Determination of Prejudgment Interest
In determining the award of prejudgment interest, the court ruled in favor of the Smigiels, establishing that the amount of stipulated damages was due as of January 12, 1982, the date when the insurance proceeds were considered owed. The court referenced the terms of the insurance policy, which stipulated that proceeds were due within 60 days of the submission of proof of loss. The Smigiels had submitted their proof of loss on November 13, 1981, and thus, their entitlement to interest began from the due date. Aetna's argument that damages were not liquidated until the date of settlement was dismissed, as the Smigiels had consistently offered to accept the adjuster's estimate prior to litigation. The court found that Aetna's refusal to settle the claim and its insistence on contesting liability unnecessarily prolonged the process, justifying the award of prejudgment interest.
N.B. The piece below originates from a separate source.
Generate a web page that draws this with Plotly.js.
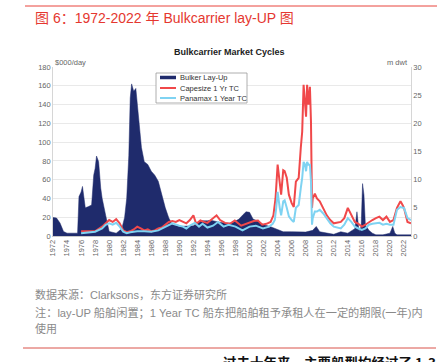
<!DOCTYPE html>
<html>
<head>
<meta charset="utf-8">
<script src="https://cdn.plot.ly/plotly-3.0.1.min.js"></script>
<style>html,body{margin:0;padding:0;background:#fff;}#chart{width:448px;height:362px;}</style>
</head>
<body>
<div id="chart"></div>
<script>
// ---- data ----
const layupYears = [1972.0,1972.5,1973.0,1973.5,1974.0,1975.0,1975.5,1975.7,1976.0,1976.2,1976.4,1976.6,1977.0,1977.5,1977.8,1978.0,1978.2,1978.5,1978.8,1979.0,1979.5,1980.0,1981.0,1981.8,1982.2,1982.5,1982.8,1983.0,1983.2,1983.5,1983.8,1984.0,1984.3,1984.6,1985.0,1985.5,1986.0,1986.5,1987.0,1987.5,1988.0,1988.5,1989.0,1990.0,1991.0,1992.0,1992.5,1993.0,1994.0,1994.5,1995.5,1996.5,1997.5,1998.5,1999.0,1999.5,2000.0,2000.5,2001.4,2002.0,2002.9,2003.8,2004.8,2006.0,2008.0,2009.0,2009.5,2010.0,2011.0,2012.0,2013.0,2014.0,2015.0,2015.3,2015.6,2015.9,2016.1,2016.3,2016.5,2017.0,2017.5,2018.0,2019.0,2020.0,2020.4,2020.7,2021.0,2023.0];
const layupMdwt  = [3.3,3.2,2.3,0.8,0.5,0.5,0.5,7.0,7.8,8.8,6.7,5.0,5.2,5.5,10.8,12.0,14.2,13.2,8.5,6.7,3.7,0.8,0.5,1.3,3.3,6.7,14.3,24.5,27.0,25.7,26.2,23.3,18.5,15.7,13.2,12.7,11.5,10.8,9.7,7.3,5.0,3.2,2.0,1.7,1.8,1.8,2.3,2.7,2.7,2.8,2.5,2.3,2.3,3.0,3.7,4.3,4.2,3.0,2.5,2.0,1.7,1.3,0.75,0.75,0.7,1.0,1.7,0.75,0.5,0.3,0.75,0.5,1.3,4.3,0.8,1.7,9.3,7.3,2.0,1.0,0.5,0.2,0.2,0.5,1.7,0.5,0.2,0.2];

const capeYears = [1976.0,1977.0,1978.0,1979.0,1979.5,1980.0,1980.5,1981.0,1981.5,1982.0,1982.5,1983.0,1983.5,1984.0,1984.5,1985.0,1985.5,1986.0,1986.5,1987.0,1987.5,1988.0,1988.5,1989.0,1989.5,1990.0,1990.5,1991.0,1991.5,1992.0,1992.4,1993.0,1993.5,1994.0,1994.5,1995.3,1995.8,1996.5,1997.2,1997.9,1998.8,1999.5,2000.0,2000.6,2001.2,2001.8,2002.4,2003.0,2003.4,2003.7,2004.0,2004.3,2004.5,2004.8,2005.0,2005.3,2005.6,2006.0,2006.3,2006.6,2007.0,2007.3,2007.5,2007.7,2007.9,2008.05,2008.2,2008.4,2008.6,2008.75,2008.9,2009.0,2009.3,2009.6,2010.0,2010.5,2011.0,2011.5,2012.0,2013.0,2013.5,2014.0,2014.5,2015.0,2015.5,2016.0,2016.5,2017.0,2017.5,2018.0,2018.5,2019.0,2019.5,2020.0,2020.5,2021.0,2021.5,2021.8,2022.0,2022.5,2023.0];
const capeRate  = [5,4.6,5,10,13.5,17,15,18,13.5,6,4,5,7,10,8,6,7,5,6,8,9,12,15,16,15,17,15,13.5,17,22,13,16.5,15,14,17,22,17,14,13,16.5,11,13,15,16,16.5,12,13,15,22,40,76,58,44,70,69,62,44,35,31,58,62,94,111,161,140,127,161,140,159,122,30,40,45,40,37,30,22,17,13.5,15,19,30,22,15,13,10,12,15,17,19,20.6,17,20.6,15,17,30,37,33,30,15,13.5];

const panaYears = [1976.0,1977.0,1978.0,1979.0,1979.5,1980.0,1980.5,1981.0,1981.5,1982.0,1982.5,1983.0,1984.0,1985.0,1986.0,1987.0,1988.0,1989.0,1990.0,1990.5,1991.0,1991.5,1992.2,1992.8,1993.3,1994.0,1994.8,1995.5,1996.3,1997.0,1998.0,1998.5,1999.0,2000.0,2000.9,2001.9,2002.8,2003.3,2003.6,2003.8,2004.0,2004.3,2004.5,2004.8,2005.0,2005.3,2005.6,2006.0,2006.3,2006.6,2007.0,2007.3,2007.5,2007.7,2007.9,2008.05,2008.2,2008.4,2008.6,2008.75,2008.9,2009.0,2009.3,2009.6,2010.0,2010.5,2011.0,2011.5,2012.0,2013.0,2013.5,2014.0,2014.5,2015.0,2015.5,2016.0,2016.5,2017.0,2017.5,2018.0,2018.5,2019.0,2019.5,2020.0,2020.5,2021.0,2021.5,2021.8,2022.0,2022.5,2023.0];
const panaRate  = [3,3.5,4.6,8,12,13.5,12,14,10,4.6,3,4,5,5,4.6,6,10,13.5,11,10,8,11,14,10,13,9,11,15,10,12,10,8,6,10,11,8,10,13,17,30,47,30,22,37,38,30,21,17,15,30,33,51,62,79,76,69,79,76,76,58,12,19,26,26,28,24,19,13.5,10,8,12,19,15,10,8,6.4,8,12,13,13.5,14,12,13,12,12,28,31,30,30,19,17];

const seriesNames = ["Bulker Lay-Up","Capesize 1 Yr TC","Panamax 1 Year TC"];
const leftTicks  = [0,20,40,60,80,100,120,140,160,180];
const rightTicks = [0,5,10,15,20,25,30];
const yearTicks = [];
for (let y = 1972; y <= 2022; y += 2) yearTicks.push(y);

// ---- styling ----
const NAVY = "#1f2b6c", RED = "#f0484a", CYAN = "#7fd3f2";
const W = 448, H = 362, ML = 53, MR = 37, MT = 67, MB = 126;
const PW = W - ML - MR, PH = H - MT - MB;
const px = x => (x - ML) / PW;
const py = y => 1 - (y - MT) / PH;
const tickFont = {family: "Liberation Sans, Arial, sans-serif", size: 7.5, color: "#666"};

const traces = [
  {x: layupYears, y: layupMdwt, type: "scatter", mode: "lines", fill: "tozeroy",
   fillcolor: NAVY, line: {color: NAVY, width: 0.5}, name: seriesNames[0], yaxis: "y", showlegend: false},
  {x: capeYears, y: capeRate, type: "scatter", mode: "lines",
   line: {color: RED, width: 2}, name: seriesNames[1], yaxis: "y2", showlegend: false},
  {x: panaYears, y: panaRate, type: "scatter", mode: "lines",
   line: {color: CYAN, width: 2}, name: seriesNames[2], yaxis: "y2", showlegend: false}
];

// legend (drawn manually)
const legX0 = 156, legX1 = 247, legY0 = 73, legY1 = 103;
const legRows = [77.5, 88, 98];
const legColors = [NAVY, RED, CYAN];
const legWidths = [3.5, 2, 2];
const shapes = [
  {type: "rect", xref: "paper", yref: "paper", x0: px(legX0), x1: px(legX1), y0: py(legY1), y1: py(legY0),
   line: {color: "#999", width: 0.8}, fillcolor: "#fff", layer: "above"},
  // red rule lines
  {type: "line", xref: "paper", yref: "paper", x0: px(25), x1: px(437), y0: py(6), y1: py(6), line: {color: "#e8453c", width: 1}},
  {type: "line", xref: "paper", yref: "paper", x0: px(23), x1: px(436), y0: py(348), y1: py(348), line: {color: "#d9534a", width: 1}}
];
const annotations = [];
legRows.forEach((ry, i) => {
  shapes.push({type: "line", xref: "paper", yref: "paper", x0: px(160), x1: px(176), y0: py(ry), y1: py(ry),
    line: {color: legColors[i], width: legWidths[i]}, layer: "above"});
  annotations.push({xref: "paper", yref: "paper", x: px(178), y: py(ry), xanchor: "left", yanchor: "middle",
    text: seriesNames[i], showarrow: false, font: {family: "Liberation Sans, Arial, sans-serif", size: 7.5, color: "#333"}});
});

annotations.push(
  {xref: "paper", yref: "paper", x: px(33), y: py(18), xanchor: "left", yanchor: "middle", showarrow: false,
   text: "图 6：1972-2022 年 Bulkcarrier lay-UP 图",
   font: {family: "Liberation Sans, Noto Sans CJK SC, sans-serif", size: 14, color: "#e5372f"}},
  {xref: "paper", yref: "paper", x: px(229), y: py(52), xanchor: "center", yanchor: "middle", showarrow: false,
   text: "<b>Bulkcarrier Market Cycles</b>",
   font: {family: "Liberation Sans, Arial, sans-serif", size: 9, color: "#222"}},
  {xref: "paper", yref: "paper", x: px(53), y: py(62), xanchor: "left", yanchor: "middle", showarrow: false,
   text: "$000/day", font: tickFont},
  {xref: "paper", yref: "paper", x: px(410), y: py(62), xanchor: "right", yanchor: "middle", showarrow: false,
   text: "m dwt", font: tickFont},
  {xref: "paper", yref: "paper", x: px(33), y: py(294), xanchor: "left", yanchor: "middle", showarrow: false,
   text: "数据来源：Clarksons，东方证券研究所",
   font: {family: "Liberation Sans, Noto Sans CJK SC, sans-serif", size: 11, color: "#8a8a8a"}},
  {xref: "paper", yref: "paper", x: px(33), y: py(312), xanchor: "left", yanchor: "middle", showarrow: false,
   text: "注：lay-UP 船舶闲置；1 Year TC 船东把船舶租予承租人在一定的期限(一年)内",
   font: {family: "Liberation Sans, Noto Sans CJK SC, sans-serif", size: 11.2, color: "#8a8a8a"}},
  {xref: "paper", yref: "paper", x: px(33), y: py(329), xanchor: "left", yanchor: "middle", showarrow: false,
   text: "使用",
   font: {family: "Liberation Sans, Noto Sans CJK SC, sans-serif", size: 11, color: "#8a8a8a"}},
  {xref: "paper", yref: "paper", x: px(221), y: py(362), xanchor: "left", yanchor: "middle", showarrow: false,
   text: "<b>过去十年来，主要船型均经过了 1-3</b>",
   font: {family: "Noto Sans CJK SC, sans-serif", size: 13.5, color: "#111"}}
);

const layout = {
  width: W, height: H,
  margin: {l: ML, r: MR, t: MT, b: MB, pad: 0},
  paper_bgcolor: "#fff", plot_bgcolor: "#fff",
  showlegend: false,
  xaxis: {range: [1972, 2023], tickmode: "array", tickvals: yearTicks, ticktext: yearTicks.map(String),
          tickangle: -90, tickfont: tickFont, showgrid: false, zeroline: false,
          showline: true, linecolor: "#bbb", linewidth: 0.8, ticks: "", ticklen: 0},
  yaxis: {range: [0, 30], side: "right", tickmode: "array", tickvals: rightTicks, tickfont: tickFont,
          showgrid: false, zeroline: false, showline: true, linecolor: "#ccc", linewidth: 0.8, ticks: ""},
  yaxis2: {range: [0, 180], overlaying: "y", side: "left", tickmode: "array", tickvals: leftTicks, tickfont: tickFont,
           showgrid: true, gridcolor: "#e3e3e3", gridwidth: 0.8, zeroline: false,
           showline: true, linecolor: "#ccc", linewidth: 0.8, ticks: ""},
  shapes: shapes,
  annotations: annotations
};

Plotly.newPlot("chart", traces, layout, {displayModeBar: false, staticPlot: true});
</script>
</body>
</html>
The decision reinforced the principle that parties should not be penalized for pursuing valid claims when faced with unwarranted delays by the opposing party.
Conclusion and Affirmation of District Court's Judgment
The court ultimately affirmed the district court's judgment in favor of the Smigiels, validating their claims under the insurance policy and the award of prejudgment interest. The court's reasoning underscored the importance of recognizing a party's insurable interest and the contractual rights associated with insurance coverage. By applying established legal principles and precedent, the court ensured that the Smigiels were compensated for their losses while simultaneously rejecting Aetna’s unfounded defenses. This case highlighted the balance between contractual obligations and the protection of insured parties under Florida law. The affirmation of the district court's decision reinforced the notion that insurance companies must honor their contractual commitments to policyholders who maintain valid claims. Ultimately, the court's ruling provided clarity on the rights of vendors with purchase-money liens in similar situations, ensuring that such vendors are not left without recourse in the event of property loss.